COLLECTED DATA:
# # # # #
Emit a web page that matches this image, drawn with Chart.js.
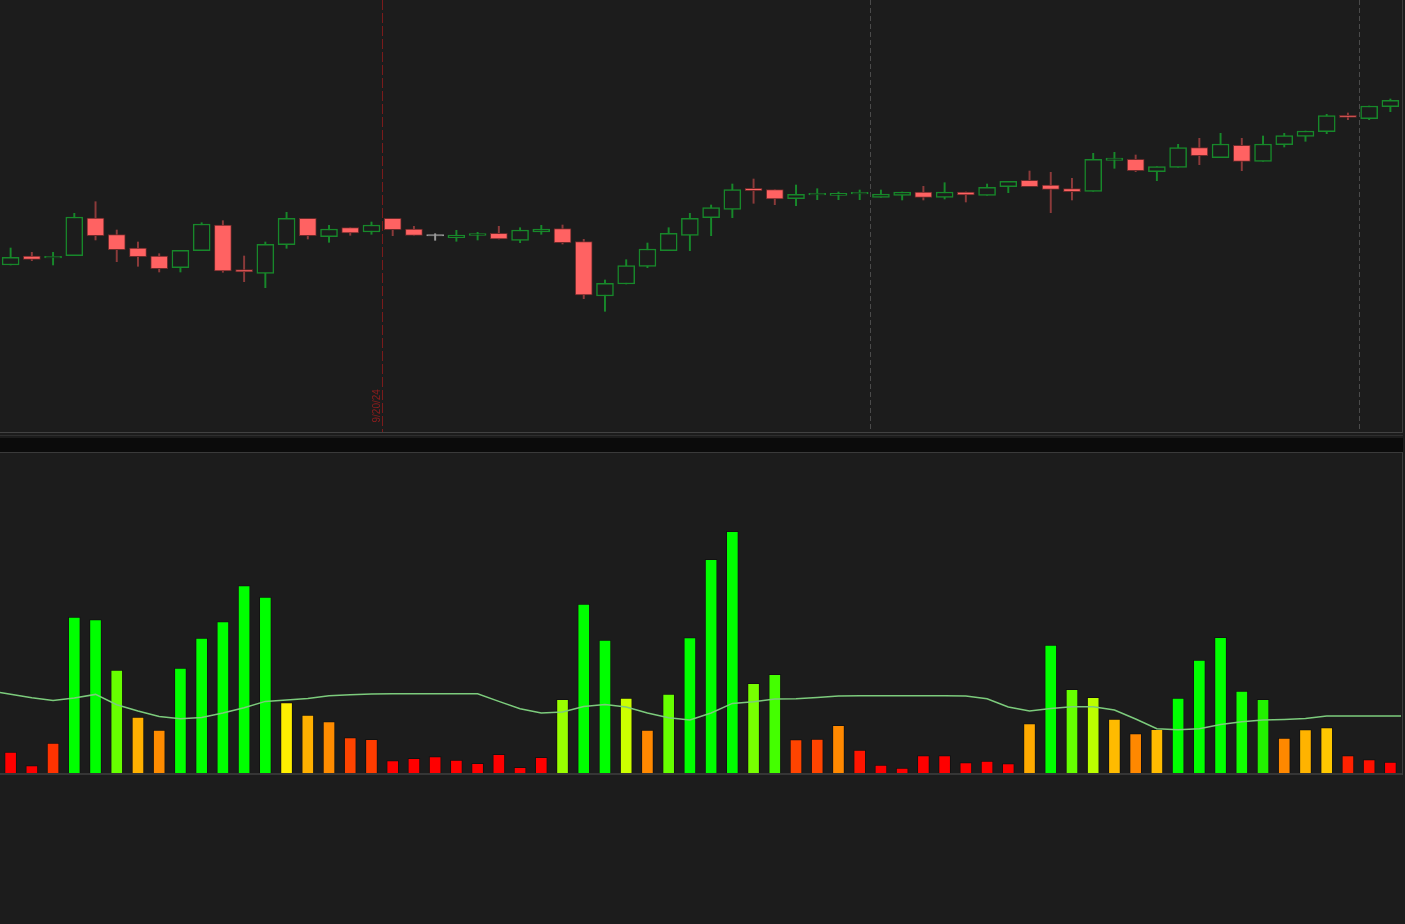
<!DOCTYPE html>
<html><head><meta charset="utf-8">
<script src="https://cdn.jsdelivr.net/npm/chart.js@4.4.1/dist/chart.umd.min.js"></script>
<style>
html,body{margin:0;padding:0;background:#1c1c1c;width:1405px;height:924px;overflow:hidden;}
.abs{position:absolute;display:block;}
</style></head><body>
<canvas id="price" class="abs" width="1401" height="432" style="left:0;top:0;"></canvas>
<div class="abs" style="left:0;top:432px;width:1403px;height:1px;background:#424242;"></div>
<div class="abs" style="left:0;top:435px;width:1403px;height:1px;background:#2e2e2e;"></div>
<div class="abs" style="left:0;top:438px;width:1403px;height:14px;background:#0b0b0b;"></div>
<div class="abs" style="left:0;top:452px;width:1403px;height:1px;background:#3a3a3a;"></div>
<canvas id="vol" class="abs" width="1401" height="321" style="left:0;top:452px;"></canvas>
<div class="abs" style="left:0;top:773px;width:1403px;height:2px;background:#363636;"></div>
<div class="abs" style="left:1402px;top:0;width:1px;height:433px;background:#3d3d3d;"></div>
<div class="abs" style="left:1402px;top:452px;width:1px;height:323px;background:#3d3d3d;"></div>
<script>
// ---------- DATA ----------
const dates = ['8/26','8/27','8/28','8/29','8/30','9/3','9/4','9/5','9/6','9/9','9/10','9/11','9/12','9/13','9/16','9/17','9/18','9/19','9/20','9/23','9/24','9/25','9/26','9/27','9/30','10/1','10/2','10/3','10/4','10/7','10/8','10/9','10/10','10/11','10/14','10/15','10/16','10/17','10/18','10/21','10/22','10/23','10/24','10/25','10/28','10/29','10/30','10/31','11/1','11/4','11/5','11/6','11/7','11/8','11/11','11/12','11/13','11/14','11/15','11/18','11/19','11/20','11/21','11/22','11/25','11/26'];

const open = [113.50,114.40,114.20,114.43,118.20,116.53,115.20,114.40,113.23,114.93,
 117.50,113.03,112.67,115.53,118.17,116.33,117.23,116.80,118.17,117.10,
 116.40,116.23,116.47,116.67,115.97,116.80,117.13,115.83,110.40,111.60,
 113.37,114.93,116.47,118.23,119.07,121.17,121.03,120.13,120.50,120.47,
 120.60,120.27,120.47,120.80,120.27,120.80,120.47,121.33,121.97,121.50,
 121.13,120.87,123.97,124.07,122.83,123.27,125.23,124.23,125.47,123.87,
 125.53,126.37,126.83,128.47,128.13,129.33];
const close = [114.27,114.07,114.37,118.30,116.43,115.03,114.33,113.13,114.97,117.60,
 112.90,112.80,115.57,118.17,116.43,117.10,116.70,117.50,117.03,116.47,
 116.40,116.50,116.63,116.10,117.00,117.10,115.73,110.50,111.67,113.43,
 115.10,116.67,118.17,119.23,121.03,120.93,120.10,120.57,120.67,120.67,
 120.77,120.60,120.80,120.27,120.80,120.50,121.27,121.87,121.33,121.07,
 120.83,124.07,124.20,122.93,123.33,125.23,124.43,125.60,123.87,125.60,
 126.43,126.90,128.43,128.27,129.40,129.97];
const high = [115.20,114.77,114.77,118.67,119.83,117.00,115.80,114.63,114.97,117.73,
 117.93,114.40,115.80,118.77,118.17,117.47,117.23,117.80,118.17,117.37,
 116.63,116.97,116.77,117.37,117.23,117.47,117.50,116.07,112.00,114.03,
 115.70,117.23,118.67,119.50,121.60,122.10,121.03,121.50,121.13,120.80,
 121.00,121.00,120.80,121.37,121.73,120.80,121.60,121.87,122.90,122.77,
 122.17,124.67,124.77,124.50,123.33,125.57,126.17,126.67,126.17,126.40,
 126.67,126.90,128.57,128.70,129.40,130.10];
const low = [113.50,113.93,113.50,114.43,116.00,113.83,113.37,112.80,112.80,114.93,
 112.77,111.83,111.23,115.17,116.10,115.77,116.47,116.57,116.43,116.47,
 115.97,115.87,116.00,116.10,115.73,116.57,115.60,110.13,108.87,111.60,
 113.23,114.93,114.93,116.43,118.23,119.67,119.53,119.43,120.03,120.03,
 120.03,120.27,120.00,120.00,120.10,119.80,120.47,120.73,121.33,118.73,
 120.00,120.87,123.17,122.83,121.93,123.27,123.53,124.23,122.93,123.87,
 125.30,125.87,126.63,128.03,128.03,128.83];

// volume, thousands of shares
const volume = [210,73,300,1560,1533,1030,560,430,1050,1350,
 1513,1873,1760,703,580,513,353,336,123,146,
 163,130,96,186,56,156,736,1690,1330,750,
 430,790,1353,2136,2416,896,986,333,340,476,
 230,80,50,173,173,103,120,93,493,1280,
 836,756,540,393,436,750,1130,1356,820,736,
 350,433,453,173,133,110];
// volume moving average (per day), plus its value at the left and right panel edges
const volumeAvg = [788,753,726,750,786,683,620,566,543,556,
 600,653,716,730,746,773,783,790,793,793,
 793,793,793,716,643,600,610,666,686,660,
 600,553,530,600,696,713,740,743,756,770,
 773,773,773,773,773,770,743,660,620,646,
 663,663,630,540,443,433,443,486,513,530,
 536,546,570,570,570,570];
const volumeAvgLeftEdge = 806;
const volumeAvgRightEdge = 570;

// markers: separator drawn after these indices
const eventMarkerAfter = [17];
const eventMarkerLabels = ['9/20/24'];
const periodBreaksAfter = [40, 63];

// ---------- STYLES ----------
const volumeColors = ['#ff0000','#ff0000','#ff3300','#00ff00','#00ff00','#66ff00','#ffb000','#ff8c00','#00ff00','#00ff00',
 '#00ff00','#00ff00','#00ff00','#fff000','#ffb000','#ff8c00','#ff4400','#ff3c00','#ff0000','#ff0000',
 '#ff0000','#ff0000','#ff0000','#ff0000','#ff0000','#ff0000','#99ff00','#00ff00','#00ff00','#ccff00',
 '#ff8800','#66ff00','#00ff00','#00ff00','#00ff00','#77ff00','#44ff00','#ff4400','#ff4400','#ff8800',
 '#ff1500','#ff0000','#ff0000','#ff0000','#ff0000','#ff0000','#ff0000','#ff0000','#ffaa00','#00ff00',
 '#66ff00','#bbff00','#ffbb00','#ff8800','#ffbb00','#00ff00','#00ff00','#00ff00','#11ff00','#22f000',
 '#ff8800','#ffb300','#ffc800','#ff2200','#ff1100','#ff0000'];
const BG = '#1c1c1c';
const UP = '#17882a', DOWN_BODY = '#ff6262', DOWN_WICK = '#8c3a3a', FLAT = '#9a9a9a';

const dir = open.map((o,i) => close[i] > o ? 1 : (close[i] < o ? -1 : 0));
const bodyFill = dir.map(d => d > 0 ? BG : d < 0 ? DOWN_BODY : FLAT);
const bodyBorder = dir.map(d => d > 0 ? UP : d < 0 ? '#6a2a2a' : FLAT);
const wickColor = dir.map(d => d > 0 ? UP : d < 0 ? DOWN_WICK : FLAT);

const markerPlugin = {
  id: 'markers',
  beforeDatasetsDraw(chart) {
    const {ctx, chartArea, scales: {x}} = chart;
    ctx.save();
    ctx.lineWidth = 1;
    periodBreaksAfter.forEach(i => {
      const px = Math.round(x.getPixelForValue(i + 0.5)) + 0.5;
      ctx.strokeStyle = '#4a4a4a';
      ctx.setLineDash([5, 3]);
      ctx.beginPath(); ctx.moveTo(px, 0); ctx.lineTo(px, chartArea.bottom - 1); ctx.stroke();
    });
    eventMarkerAfter.forEach((i, k) => {
      const px = Math.round(x.getPixelForValue(i + 0.5)) + 0.5;
      ctx.strokeStyle = '#7a1b1b';
      ctx.setLineDash([10, 3]);
      ctx.beginPath(); ctx.moveTo(px, 0); ctx.lineTo(px, chartArea.bottom); ctx.stroke();
      ctx.save();
      ctx.translate(px - 2.5, chartArea.bottom - 9.5);
      ctx.rotate(-Math.PI / 2);
      ctx.fillStyle = '#8f1d1d';
      ctx.font = '10px "Liberation Sans", Arial, sans-serif';
      ctx.textAlign = 'left';
      ctx.textBaseline = 'alphabetic';
      ctx.fillText(eventMarkerLabels[k], 0, 0);
      ctx.restore();
    });
    ctx.restore();
  }
};

const commonOpts = {
  responsive: false,
  animation: false,
  devicePixelRatio: 1,
  layout: {padding: 0},
  plugins: {legend: {display: false}, tooltip: {enabled: false}},
  events: []
};

new Chart(document.getElementById('price'), {
  type: 'bar',
  data: {
    labels: dates,
    datasets: [
      {
        label: 'body',
        data: open.map((o, i) => [o, close[i]]),
        backgroundColor: bodyFill,
        borderColor: bodyBorder,
        borderWidth: dir.map(d => d > 0 ? 1.5 : 1),
        borderSkipped: false,
        barThickness: 17,
        minBarLength: 1.5,
        grouped: false,
        order: 0
      },
      {
        label: 'wick',
        data: low.map((l, i) => [l, high[i]]),
        backgroundColor: wickColor,
        borderWidth: 0,
        barThickness: 1.3,
        grouped: false,
        order: 1
      }
    ]
  },
  options: Object.assign({}, commonOpts, {
    scales: {
      x: {display: false, offset: true},
      y: {display: false, min: 96.8, max: 140}
    }
  }),
  plugins: [markerPlugin]
});

const n = dates.length;
const avgPoints = [{x: -0.5, y: volumeAvgLeftEdge}]
  .concat(volumeAvg.map((v, i) => ({x: i, y: v})))
  .concat([{x: n - 0.5, y: volumeAvgRightEdge}]);

new Chart(document.getElementById('vol'), {
  type: 'bar',
  data: {
    datasets: [
      {
        type: 'line',
        label: 'avg',
        data: avgPoints,
        borderColor: '#7ccb7c',
        borderWidth: 1.5,
        pointRadius: 0,
        tension: 0,
        fill: false,
        order: 0
      },
      {
        type: 'bar',
        label: 'volume',
        data: volume.map((v, i) => ({x: i, y: v})),
        backgroundColor: volumeColors,
        borderColor: 'rgba(0,0,0,0.35)',
        borderWidth: 1,
        barThickness: 12,
        order: 1
      }
    ]
  },
  options: Object.assign({}, commonOpts, {
    scales: {
      x: {type: 'linear', display: false, min: -0.5, max: n - 0.5, offset: false},
      y: {display: false, min: 0, max: 3210}
    }
  })
});
</script>
</body></html>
# # # # #
STATED TASK: Filter the data for the string "drawn" and copy every line that has it.

OUTPUT FOR THIS EXERCISE:
Emit a web page that matches this image, drawn with Chart.js.
// markers: separator drawn after these indices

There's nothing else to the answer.